The three of them turned, Hollis having materialized from the ’fresher hall looking prim and disgusted. “The ‘library’ again?”
“Seems you’re familiar with Barak’s guilty pleasure?” Rizel said.
“Tch. That would imply he felt any guilt at all. Barak forced us to listen to his “findings” on Ord Mantell after he raided an abandoned kiosk.”
“Purely research,” Barak said.
“It’s undignified,” Hollis grumbled. “You’re a commanding officer.”
“What happens when you accidentally initiate the wrong courtship ritual with another species and aren’t aware of it? It’s good to be in the know.”
Djao slapped a hand over Rizel’s mouth the second she started to turn his way. “Not a word,” he said, glaring. “Don’t even ask.”
“What if I wanted to initiate a courtship ritual with a Nautolan?” Rizel teased, pulling his hand away.

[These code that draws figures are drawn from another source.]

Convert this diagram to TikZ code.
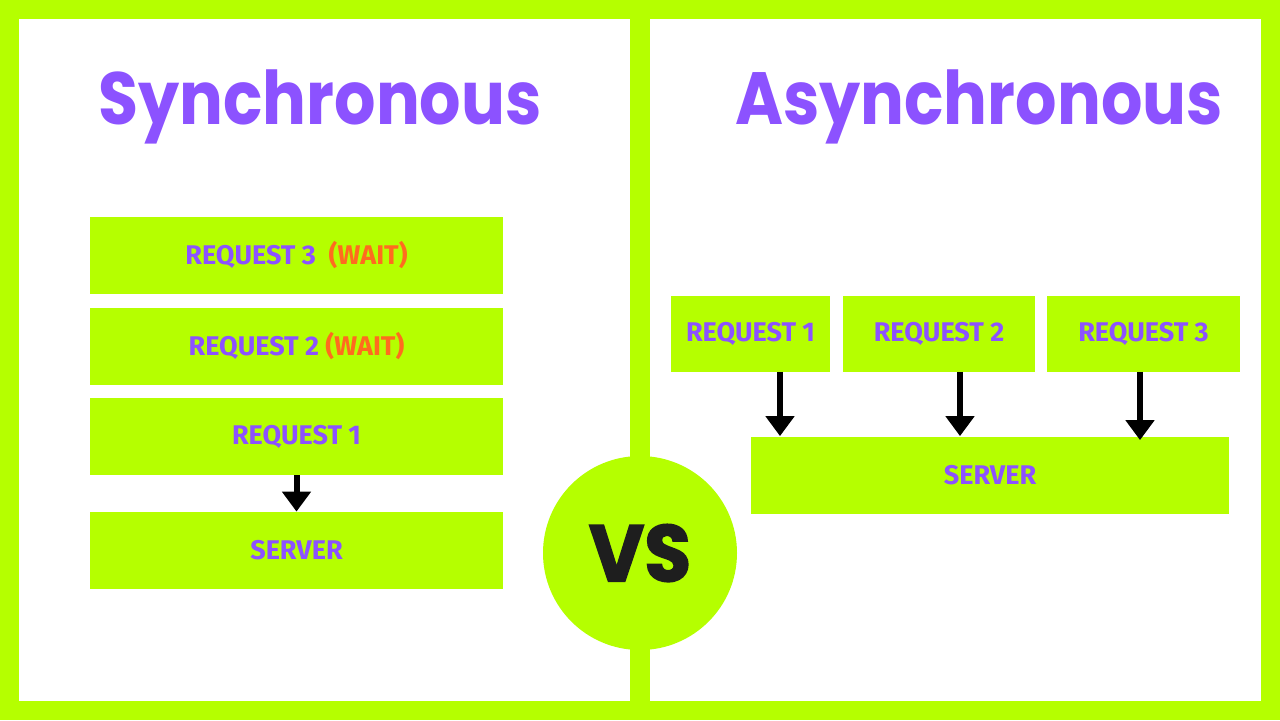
\documentclass[tikz,border=0pt]{standalone}
\usepackage{xcolor}
\usepackage{fontspec}
\setmainfont{Fira Sans}
\newfontfamily\titlefont{Poppins}[FakeStretch=0.88]
\newfontfamily\vsfont{Poppins}[BoldFeatures={FakeBold=2}, FakeStretch=0.95]
\usepackage{tikz}
\usetikzlibrary{arrows.meta,positioning,calc}

\definecolor{vsgreen}{HTML}{B5FF00}
\definecolor{vspurple}{HTML}{8C52FF}
\definecolor{vsorange}{HTML}{FF6B1F}
\definecolor{vsblack}{HTML}{1E1E1E}

\begin{document}
\begin{tikzpicture}[x=0.5pt, y=-0.5pt,
    title/.style={anchor=base, inner sep=0pt, text=vspurple, font=\titlefont\bfseries\fontsize{37}{42}\selectfont},
    reqbox/.style={rectangle, fill=vsgreen, inner sep=0pt, minimum width=206.5pt, minimum height=38.5pt, text=vspurple, font=\bfseries\fontsize{13.5}{15}\selectfont},
    smallbox/.style={reqbox, minimum height=38pt},
    vscircle/.style={circle, fill=vsgreen, inner sep=0pt, minimum size=97pt, text=vsblack, font=\vsfont\bfseries\fontsize{40}{44}\selectfont},
    arrow/.style={-{Triangle[width=14pt, length=10pt]}, line width=3pt, black}]

% Background and the two white panels
\fill[vsgreen] (0,0) rectangle (1280,720);
\useasboundingbox (0,0) rectangle (1280,720);
\fill[white] (19,19) rectangle (630,701);
\fill[white] (650,19) rectangle (1261,701);

% Titles
\node[title] (synctitle) at (320,124) {Synchronous};
\node[title] (asynctitle) at (979,124) {Asynchronous};

% Left side: requests stacked on top of each other
\node[reqbox] (req3l) at (296.5,255.5) {REQUEST 3\ \ \textcolor{vsorange}{(WAIT)}};
\node[reqbox] (req2l) at (296.5,346) {REQUEST 2 \textcolor{vsorange}{(WAIT)}};
\node[reqbox] (req1l) at (296.5,436.5) {REQUEST 1};
\node[reqbox] (serverl) at (296.5,550.5) {SERVER};

\draw[arrow] (req1l.south) -- (serverl.north);

% Right side: requests side by side
\node[smallbox, minimum width=79.5pt] (req1r) at (750.5,333.5) {REQUEST 1};
\node[smallbox, minimum width=96pt] (req2r) at (939,333.5) {REQUEST 2};
\node[smallbox, minimum width=96.5pt] (req3r) at (1143.5,333.5) {REQUEST 3};
\node[reqbox, minimum width=239pt] (serverr) at (990,475) {SERVER};

\draw[arrow] ($(req1r.south)+(29.5,0)$) -- ($(req1r.south |- serverr.north)+(29.5,0)$);
\draw[arrow] ($(req2r.south)+(21,0)$) -- ($(req2r.south |- serverr.north)+(21,0)$);
\draw[arrow, shorten >=-2pt] ($(req3r.south)+(-3.5,0)$) -- ($(req3r.south |- serverr.north)+(-3.5,0)$);

% VS badge in the middle
\node[vscircle] (vs) at (640,553) {VS};

\end{tikzpicture}
\end{document}
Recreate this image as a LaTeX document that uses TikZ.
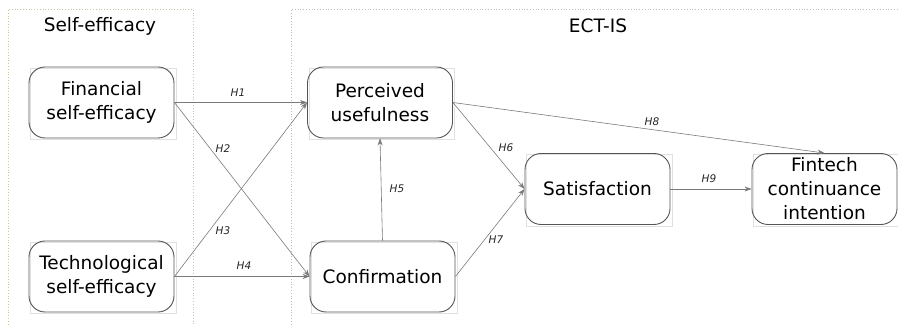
\documentclass[tikz,border=0pt]{standalone}
\usepackage{fontspec}
\setmainfont{DejaVu Sans}
\usetikzlibrary{arrows.meta}
\definecolor{framegray}{HTML}{555555}
\definecolor{linkgray}{HTML}{7A7A7A}
\definecolor{oliveframe}{HTML}{C9C79A}
\definecolor{grayframe}{HTML}{BDBDBD}
\tikzset{
  construct/.style={draw=framegray, line width=0.9pt, rounded corners=16pt,
    minimum width=145pt, minimum height=71pt, align=center,
    font=\fontsize{18.5}{24}\selectfont, inner sep=0pt},
  shadowbox/.style={draw=black!12, line width=0.5pt},
  link/.style={draw=linkgray, line width=0.6pt,
    -{Stealth[length=7pt,width=5pt]}},
  hyp/.style={font=\fontsize{10.5}{12}\selectfont\itshape, text=black!85, inner sep=1pt},
  grouptitle/.style={font=\fontsize{18.5}{22}\selectfont, inner sep=0pt}
}
\begin{document}
\begin{tikzpicture}[x=1pt,y=-1pt]
\useasboundingbox (0,0) rectangle (898,326);

% group frames
\draw[oliveframe, dotted, line width=0.8pt] (8,330) -- (8,9) -- (193,9) -- (193,330);
\draw[grayframe, dotted, line width=0.8pt] (291,330) -- (291,9) -- (902,9);
\node[grouptitle] (tse) at (100,26) {Self-efficacy};
\node[grouptitle] (tect) at (598,26) {ECT-IS};

% faint frames behind the constructs
\foreach \cx/\cy in {101.5/102.5, 101.5/276.5, 380/102.5, 382.5/276.5, 597.5/189, 824.5/189}
  \draw[shadowbox] (\cx-71,\cy-34.5) rectangle (\cx+74.5,\cy+37);

% constructs
\node[construct] (fin)  at (101.5,102.5) {Financial\\self-efficacy};
\node[construct] (tech) at (101.5,276.5) {Technological\\self-efficacy};
\node[construct] (pu)   at (380,102.5)   {Perceived\\usefulness};
\node[construct] (conf) at (382.5,276.5) {Confirmation};
\node[construct] (sat)  at (597.5,189)   {Satisfaction};
\node[construct] (fci)  at (824.5,189)   {Fintech\\continuance\\intention};

% hypotheses
\draw[link] (fin.east) -- (pu.west);
\draw[link] (fin.east) -- (conf.west);
\draw[link] (tech.east) -- (pu.west);
\draw[link] (tech.east) -- (conf.west);
\draw[link] (conf.north) -- (pu.south);
\draw[link] (pu.east) -- (sat.west);
\draw[link] (conf.east) -- (sat.west);
\draw[link] (pu.east) -- (fci.north);
\draw[link] (sat.east) -- (fci.west);

% hypothesis labels
\node[hyp] (h1) at (238,93)  {H1};
\node[hyp] (h2) at (223,149) {H2};
\node[hyp] (h3) at (223,231) {H3};
\node[hyp] (h4) at (244,266) {H4};
\node[hyp] (h5) at (397,189) {H5};
\node[hyp] (h6) at (506,148) {H6};
\node[hyp] (h7) at (496,240) {H7};
\node[hyp] (h8) at (652,122) {H8};
\node[hyp] (h9) at (709,179) {H9};
\end{tikzpicture}
\end{document}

“I’d have to say I’d be disappointed,” a fifth voice cut in.
The other men burst out laughing. Rizel cringed, her neck and face coloring with embarrassment.
“Commander.” Maybe if she played it cool he wouldn’t notice. “I see you’ve found your way back to the roost.”
“And I see someone’s been digging through the captain’s contraband,” Mayday said, amused. Rizel didn’t realize she still held one of the books; she shoved it into Djao’s chest without looking, forcing him to take it as he squawked in protest.